I don’t like to admit this but I’m completely afraid of death. On its simplest level, being afraid of death is a wholly irrational state of mind. It is akin to sitting outside on a beautiful June evening and being afraid that one day it may be February. Despair, resignation, anger….these are rational emotions to have when considering death. But fear? Why live in fear of falling prey to the same fate that has met every living organism in the history of the world?
Well…I suppose it is really fear of the unknown. There are so many competing theories on the afterlife and I find all of them terrifying. Total extinction, while one of the least desirable and most depressing, at least has the advantage of being the most settling. It’s just over…no reason to worry. The belief in reincarnation is a bizarre one. It brings many people comfort, but I fail to see how in the mind it is any different than extinction. I don’t remember past lives, so it stands to reason in future lifetimes I won’t remember this one. I am essentially a different person. Then, of course, there is the classic Heaven vs. Hell thing.
I guess at the end of the day this is what I “believe” in. I put it in quotes because I’m far from comfortable in this belief and there is really no logical argument I can make as to why I believe this beyond it just being the way I was brought up. I don’t think I’m alone…I think this is how most people’s belief system is developed. A lot of Christians seem absolutely certain they know exactly what will happen when they die…they will float up into the sky (or take a timeout in a box), meet Jesus and all their old friends, and exist forever in perfect harmony. I personally don’t understand how someone can KNOW without a doubt that this is what awaits them but I don’t hold this against them…maybe I just haven’t gotten THERE yet. What irritates me is that those who claim to be certain about their fate will acknowledge no fear of what this afterlife entails.

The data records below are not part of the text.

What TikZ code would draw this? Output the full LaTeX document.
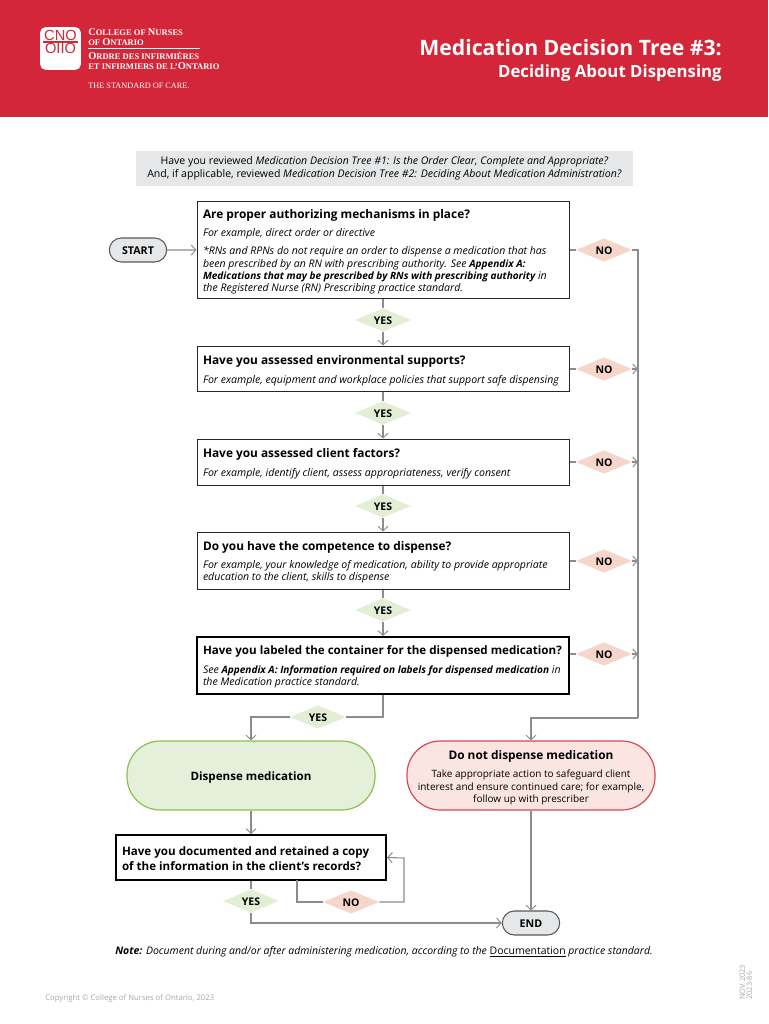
\documentclass[tikz,border=0pt]{standalone}
\usepackage{fontspec}
\setmainfont{Open Sans}
\newfontfamily\logofont{Liberation Serif}
\newfontfamily\logosans{Liberation Sans}
\usetikzlibrary{arrows.meta,shapes.geometric,shapes.misc}
\definecolor{cnored}{HTML}{D32638}
\definecolor{panelgrey}{HTML}{E6E7E8}
\definecolor{linegrey}{HTML}{8A8C8E}
\definecolor{yesfill}{HTML}{E3EED6}
\definecolor{nofill}{HTML}{F6D5CB}
\definecolor{greenline}{HTML}{8DC14F}
\definecolor{greenfill}{HTML}{E5F0DA}
\definecolor{redfill}{HTML}{FAE5E2}
\definecolor{textgrey}{HTML}{A7A9AC}
\newcommand{\hd}[1]{{\fontsize{8.9pt}{12pt}\selectfont\bfseries #1\par}}
\newcommand{\hdn}[1]{{\fontsize{8.7pt}{12pt}\selectfont\bfseries\mbox{#1}\par}}
\newcommand{\bd}{\fontsize{7.9pt}{9.2pt}\selectfont}
\newcommand{\bdb}[1]{{\fontsize{7.55pt}{9.2pt}\selectfont\bfseries #1}}
\newcommand{\qbox}[8]{% name, x1,y1,x2,y2, style, top pad, text
  \pgfmathsetmacro{\qw}{(#4-#2)*0.75}\pgfmathsetmacro{\qh}{(#5-#3)*0.75}%
  \pgfmathsetmacro{\qinner}{\qw-9}%
  \node[#6,minimum width=\qw pt,minimum height=\qh pt] (#1) at ({(#2+#4)/2},{(#3+#5)/2})
    {\parbox[c][\qh pt][t]{\qinner pt}{\raggedright\vspace{#7pt}#8}};}
\tikzset{
  question/.style={draw=black!85,line width=0.75pt,fill=white,inner sep=0pt,align=left},
  questionheavy/.style={question,draw=black,line width=1.5pt},
  conn/.style={draw=linegrey,line width=0.8pt},
  arr/.style={conn,-{Straight Barb[length=3.5pt,width=7.5pt,line width=0.7pt]}},
  yesd/.style={diamond,aspect=2.4,fill=yesfill,minimum width=42pt,minimum height=17.5pt,inner sep=0pt,text height=6pt,text depth=0pt,font=\fontsize{7.9pt}{9pt}\selectfont\bfseries},
  nod/.style={yesd,fill=nofill},
  term/.style={rounded rectangle,draw=black!65,line width=0.8pt,fill=panelgrey,minimum width=43pt,minimum height=18pt,inner sep=0pt,text height=6pt,text depth=0pt,font=\fontsize{8pt}{9pt}\selectfont\bfseries},
  outcome/.style={rectangle,rounded corners=25pt,line width=0.9pt,minimum width=186pt,minimum height=51.75pt,inner sep=0pt},
  logotext/.style={anchor=base west,inner sep=0pt,text=white,font=\logofont\bfseries\fontsize{6.4pt}{8pt}\selectfont},
  logomark/.style={inner sep=0pt,text=cnored,font=\logosans\fontsize{11pt}{11pt}\selectfont},
}
\newcommand{\lc}[1]{{\fontsize{7.8pt}{8pt}\selectfont #1}}
\begin{document}
\begin{tikzpicture}[x=0.75pt,y=-0.75pt]
\useasboundingbox (0,0) rectangle (768,1024);
\fill[white] (0,0) rectangle (768,1024);
\fill[cnored] (0,0) rectangle (768,117);
% logo
\node[draw=none,fill=white,rounded corners=4pt,minimum width=30.5pt,minimum height=32pt,inner sep=0pt] (logo) at (60.5,48.5) {};
\node[logomark] (logoa) at (60.5,35) {CNO};
\node[logomark] (logob) at (60.5,48.5) {OIIO};
\draw[cnored,line width=0.9pt] (43,42) -- (78,42);
\node[logotext] (l1) at (88,36) {\lc{C}OLLEGE OF \lc{N}URSES};
\node[logotext] (l2) at (88,46) {OF \lc{O}NTARIO};
\draw[white,line width=0.6pt] (88,48.5) -- (200,48.5);
\node[logotext] (l3) at (88,59.5) {\lc{O}RDRE DES INFIRMIÈRES};
\node[logotext] (l4) at (88,69.5) {ET INFIRMIERS DE L’\lc{O}NTARIO};
\node[logotext,font=\logofont\fontsize{6.2pt}{8pt}\selectfont] (l5) at (88,89) {THE STANDARD OF CARE.};
% title
\node[anchor=base east,inner sep=0pt,text=white,font=\fontsize{15.9pt}{20pt}\selectfont\bfseries] (title) at (722,55.5) {Medication Decision Tree \#3:};
\node[anchor=base east,inner sep=0pt,text=white,font=\fontsize{12.6pt}{16pt}\selectfont\bfseries] (subtitle) at (722,77.5) {Deciding About Dispensing};
% banner
\node[fill=panelgrey,minimum width=372.75pt,minimum height=26.25pt,inner sep=0pt,align=center,font=\fontsize{7.9pt}{9.6pt}\selectfont] (banner) at (384.5,168.5)
 {Have you reviewed \textit{Medication Decision Tree \#1: Is the Order Clear, Complete and Appropriate?}\\
  And, if applicable, reviewed \textit{Medication Decision Tree \#2: Deciding About Medication Administration?}};
% questions
\qbox{q1}{197}{201}{569}{298}{question}{6}{\hd{Are proper authorizing mechanisms in place?}\vspace{4.5pt}\bd\textit{For example, direct order or directive}\par\vspace{4.75pt}\textit{*RNs and RPNs do not require an order to dispense a medication that has\\ been prescribed by an RN with prescribing authority. See \bdb{Appendix A:}\\ \bdb{Medications that may be prescribed by RNs with prescribing authority} in\\ the Registered Nurse (RN) Prescribing practice standard.}}
\qbox{q2}{197}{346}{569}{391}{question}{6.75}{\hd{Have you assessed environmental supports?}\vspace{5.5pt}\bd\textit{For example, equipment and workplace policies that support safe dispensing}}
\qbox{q3}{197}{439}{569}{485}{question}{6.75}{\hd{Have you assessed client factors?}\vspace{5.5pt}\bd\textit{For example, identify client, assess appropriateness, verify consent}}
\qbox{q4}{197}{532}{569}{589}{question}{6.75}{\hd{Do you have the competence to dispense?}\vspace{4.75pt}\bd\textit{For example, your knowledge of medication, ability to provide appropriate\\ education to the client, skills to dispense}}
\qbox{q5}{197}{637}{569}{694}{questionheavy}{6.75}{\hdn{Have you labeled the container for the dispensed medication?}\vspace{4.75pt}\bd\textit{See \bdb{Appendix A: Information required on labels for dispensed medication} in\\ the Medication practice standard.}}
\qbox{q6}{116}{835}{386}{880}{questionheavy}{8.5}{{\fontsize{8.7pt}{11.5pt}\selectfont\bfseries Have you documented and retained a copy\\ of the information in the client’s records?\par}}
% decisions
\node[yesd] (y1) at (383,320) {YES};
\node[yesd] (y2) at (383,413) {YES};
\node[yesd] (y3) at (383,506) {YES};
\node[yesd] (y4) at (383,610) {YES};
\node[yesd] (y5) at (318,717) {YES};
\node[yesd] (y6) at (251,901) {YES};
\node[nod] (n1) at (604,250) {NO};
\node[nod] (n2) at (604,369) {NO};
\node[nod] (n3) at (604,462) {NO};
\node[nod] (n4) at (604,561) {NO};
\node[nod] (n5) at (604,654) {NO};
\node[nod] (n6) at (351,902) {NO};
% terminals
\node[term] (start) at (138,250) {START};
\node[term] (end) at (531,923) {END};
\node[outcome,draw=greenline,fill=greenfill,text height=7pt,text depth=0pt,font=\fontsize{8.7pt}{11pt}\selectfont\bfseries] (disp) at (251,775.5) {Dispense medication};
\node[outcome,draw=cnored!85,fill=redfill,align=center,font=\fontsize{7.5pt}{9.4pt}\selectfont] (nodisp) at (531,775.5)
 {\rule{0pt}{10.25pt}{\fontsize{8.9pt}{9.4pt}\selectfont\bfseries Do not dispense medication}\\[4pt]
  Take appropriate action to safeguard client\\ interest and ensure continued care; for example,\\ follow up with prescriber};
% rail and connector corners
\coordinate (railtop) at (638,250);
\coordinate (railend) at (638,718);
\coordinate (d1) at (383,717);
\coordinate (d2) at (297,880);
% connectors
\draw[arr] (start) -- (q1.west |- start);
\draw[conn] (q1.south) -- (y1.north);
\draw[arr] (y1.south) -- (q2.north);
\draw[conn] (q2.south) -- (y2.north);
\draw[arr] (y2.south) -- (q3.north);
\draw[conn] (q3.south) -- (y3.north);
\draw[arr] (y3.south) -- (q4.north);
\draw[conn] (q4.south) -- (y4.north);
\draw[arr] (y4.south) -- (q5.north);
\draw[conn] (q1.east |- n1) -- (n1.west);
\draw[conn] (q2.east |- n2) -- (n2.west);
\draw[conn] (q3.east |- n3) -- (n3.west);
\draw[conn] (q4.east |- n4) -- (n4.west);
\draw[conn] (q5.east |- n5) -- (n5.west);
\draw[conn] (n1.east) -- (railtop) -- (railend);
\draw[arr] (n2.east) -- (railend |- n2);
\draw[arr] (n3.east) -- (railend |- n3);
\draw[arr] (n4.east) -- (railend |- n4);
\draw[arr] (n5.east) -- (railend |- n5);
\draw[arr] (railend) -- (nodisp.north |- railend) -- (nodisp.north);
\draw[conn] (q5.south -| d1) -- (d1) -- (y5.east);
\draw[arr] (y5.west) -- (disp.north |- y5) -- (disp.north);
\draw[arr] (disp.south) -- (q6.north);
\draw[conn] (q6.south) -- (y6.north);
\draw[arr] (y6.south) |- (end.west);
\draw[conn] (d2) |- (n6.west);
\draw[arr] (n6.east) -| (404,858) -- (q6.east);
\draw[arr] (nodisp.south) -- (end.north);
% notes
\node[anchor=base west,inner sep=0pt,font=\fontsize{7.85pt}{9.6pt}\selectfont] (note) at (115,954) {\textit{\textbf{Note:} Document during and/or after administering medication, according to the} \underline{Documentation} \textit{practice standard.}};
\node[anchor=base west,inner sep=0pt,text=textgrey,font=\fontsize{5.8pt}{7pt}\selectfont] (copy) at (45,1000) {Copyright © College of Nurses of Ontario, 2023};
\node[anchor=base west,rotate=90,inner sep=0pt,text=textgrey,font=\fontsize{5.6pt}{6pt}\selectfont] (code1) at (745,1000) {NOV 2023};
\node[anchor=base west,rotate=90,inner sep=0pt,text=textgrey,font=\fontsize{5.6pt}{6pt}\selectfont] (code2) at (752,1000) {2023-86};
\end{tikzpicture}
\end{document}
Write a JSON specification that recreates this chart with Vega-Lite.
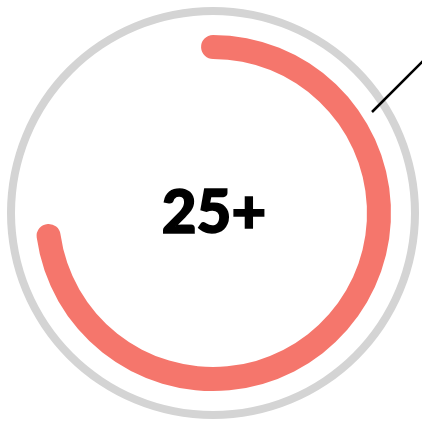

I find the concept of arriving in Heaven terrifying. I believe that anyone who claims otherwise is either lying or they really haven’t thought about it as much as they say. Think of how scary it is just to move to a city or start a new job. These are major life changes but you still retain nearly every aspect of your life. A transition from Earth to Heaven, no matter how much of an upgrade this may be, is certain to be a traumatic experience. It’s gonna take some getting used to. I mean, not to get overly theological, but just think about the adjustment it is going to require to get used to an environment devoid of “sin”. I don’t mean that like, “Oh man….now we can’t watch porn anymore.” I mean that everything EVERYTHING about our existence…our hobbies, leisure activities, occupations…is based on the concept of an imperfect world. Nearly all movies and books are focused on a conflict between good and evil….or more simply, are at least built around elements of imperfection. Nearly all art loses all meaning in a perfect world. Even religion loses meaning. In short, everything that brings us joy in this life would not exist in the Christian version of Heaven. And this doesn’t mean that what waits for us in Heaven is not worth giving up all these things, but it means that any concept we think we have of what Heaven is going to look like is completely off base. Heaven is the COMPLETE unknown…and even those who are not afraid of the unknown would be sure to tremble at this level of NEW. And all that is to say nothing of that moment of coming face to face with your creator. Humans like to play around with the theological meaning of “FEAR OF GOD” but the literal meaning is pretty obvious if you ask me.
Then there is Hell. I don’t believe in Hell. But since we are considering all options….this is the absolute worst case scenario. If I wake up a moment after death and feel heat I’m gonna be all like FUCK ME I WAS WRONG. Cause that would be terrible. And that’s all I’m going to say about it because it is an unpleasant thought.
Another annoying thing Christians do is talk about hating Earth. This often happens during prayer, usually near the end. It goes sort of like this: “Lord we know you’re coming soon and we pray that you hasten your arrival. We are so SO tired of inhabiting this miserable world and all the pain it brings and long for a new home beyond the stars.” And I just don’t buy it….I know there is a lot of pain in the world but I have quite enjoyed my stay here so far.
And that’s where we come to the despair. I have no idea what happens in the moments after death but I do know that I love life and don’t want it to ever end. I love the colors and the seasons and the people and mountains and art and music and conflicts. I don’t want all these things to continue on without me because I am TOTALLY selfish. I’m a human.
I recently purchased “The Tibetan Book of Living and Dying” in hopes that I would find it comforting. I haven’t gotten very far into it. It is nice inspirational reading but it is very aimed at accepting our impermanence and I don’t really want to do that. Part of me believes that if I don’t accept death I won’t die. That’s sort of what I’m holding on to. And if I do die I have to believe it will all turn out ok because everything else in life does….that change is just SOOO hard.